Asia · Story
Hong Kong Reverses Cap on Elderly Transport Subsidy After Public Pushback
Government abandons monthly limit on HK$2 fare scheme as costs rise to billions annually, restoring unlimited travel for 2.7 million eligible riders

KEY TAKEAWAYS
- ·Hong Kong has reversed plans to cap monthly trips under its HK$2 concessionary transport fare scheme, which currently serves 2.7 million elderly and disabled residents.
- ·The scheme costs the government billions annually as the eligible population grows, prompting officials to seek cost controls without raising the age threshold.
- ·Authorities now face limited options to manage rising subsidy costs after public backlash forced the policy reversal.
Policy Reversal Under Pressure
Hong Kong authorities have abandoned plans to impose a monthly cap on the city's HK$2 concessionary transport fare scheme, reversing course on a cost-control measure that drew immediate criticism from advocacy groups and passengers. The scheme, which allows elderly and disabled residents to travel on public transport for just HK$2 per trip, currently serves 2.7 million people and costs the government billions of dollars annually.
The government had proposed capping the number of subsidised trips each beneficiary could take per month, a move designed to curb escalating expenditure without raising the age threshold for eligibility. Officials opted against restoring the previous age requirement of 65, which had been lowered in recent years as part of efforts to support an ageing population.
Growing Fiscal Pressure
The concessionary fare programme has become one of Hong Kong's most expensive social welfare initiatives. With the pool of eligible users expanding as the city's demographic profile shifts, the subsidy bill has climbed steadily. The government pays the difference between the HK$2 fare and the standard ticket price for each journey, a gap that widens on longer routes and premium services.
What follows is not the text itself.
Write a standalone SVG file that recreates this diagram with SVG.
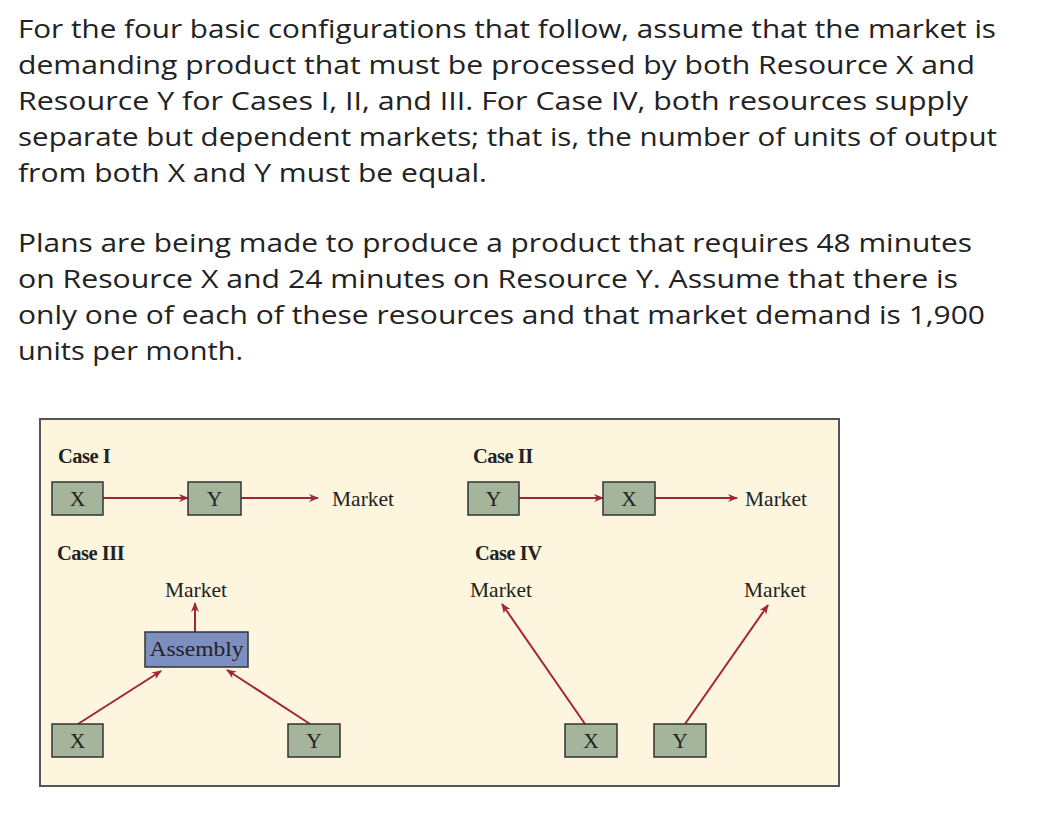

Transport operators receive compensation from public funds to offset the revenue shortfall created by the discounted fares. As more residents become eligible and usage patterns intensify, the fiscal burden on the Treasury has prompted officials to explore cost-containment strategies that avoid politically sensitive changes to eligibility criteria.
Balancing Access and Affordability
The proposed monthly cap would have limited the number of subsidised trips available to each cardholder, forcing beneficiaries to pay full fares once they exceeded the threshold. Proponents argued the measure would encourage more efficient use of public transport and prevent abuse, while critics warned it would disproportionately affect lower-income seniors and disabled residents who rely on the scheme for daily mobility.
Disability rights organisations and elderly advocacy groups mobilised quickly against the plan, arguing that capping trips would undermine the scheme's original purpose of ensuring equitable access to transport. The backlash highlighted the difficulty of reforming popular social programmes in a city where cost-of-living concerns remain acute and public sentiment favours preserving benefits.
Policy Options Narrowing
With the cap now off the table, the government faces limited options for managing the subsidy's growth trajectory. Raising the eligibility age would expand fiscal breathing room but risks alienating a large voter bloc and contradicting recent policy signals promoting active ageing. Increasing the HK$2 fare itself would dilute the scheme's appeal and generate similar political resistance.
Some transport analysts have suggested means-testing as an alternative, directing subsidies only to those who demonstrate financial need. However, such an approach would require new administrative infrastructure and could stigmatise beneficiaries, complicating implementation.
Regional Context
Hong Kong is not alone in grappling with the costs of universal elderly transport concessions. Singapore operates a similar scheme with lower subsidies tied to specific off-peak hours, while Taipei offers discounted fares calibrated by distance rather than a flat rate. Japan's regional governments provide various transport vouchers and discounts, though eligibility and generosity vary widely by municipality.
The debate in Hong Kong reflects broader tensions across Asia's developed cities, where ageing populations and generous social commitments collide with fiscal constraints. Policymakers must navigate public expectations shaped by decades of expanding welfare provision, even as demographic realities strain budgets.
What Comes Next
The government has indicated it will continue reviewing the scheme's sustainability, though no concrete alternatives have been announced. Transport officials are exploring data analytics to better understand usage patterns and identify potential efficiencies without imposing hard limits on beneficiaries.
Meanwhile, the subsidy bill is expected to continue rising in line with population ageing and inflation in transport operating costs. The reversal on the monthly cap underscores the political difficulty of rolling back entitlements once established, leaving authorities to search for solutions that balance fiscal prudence with social equity.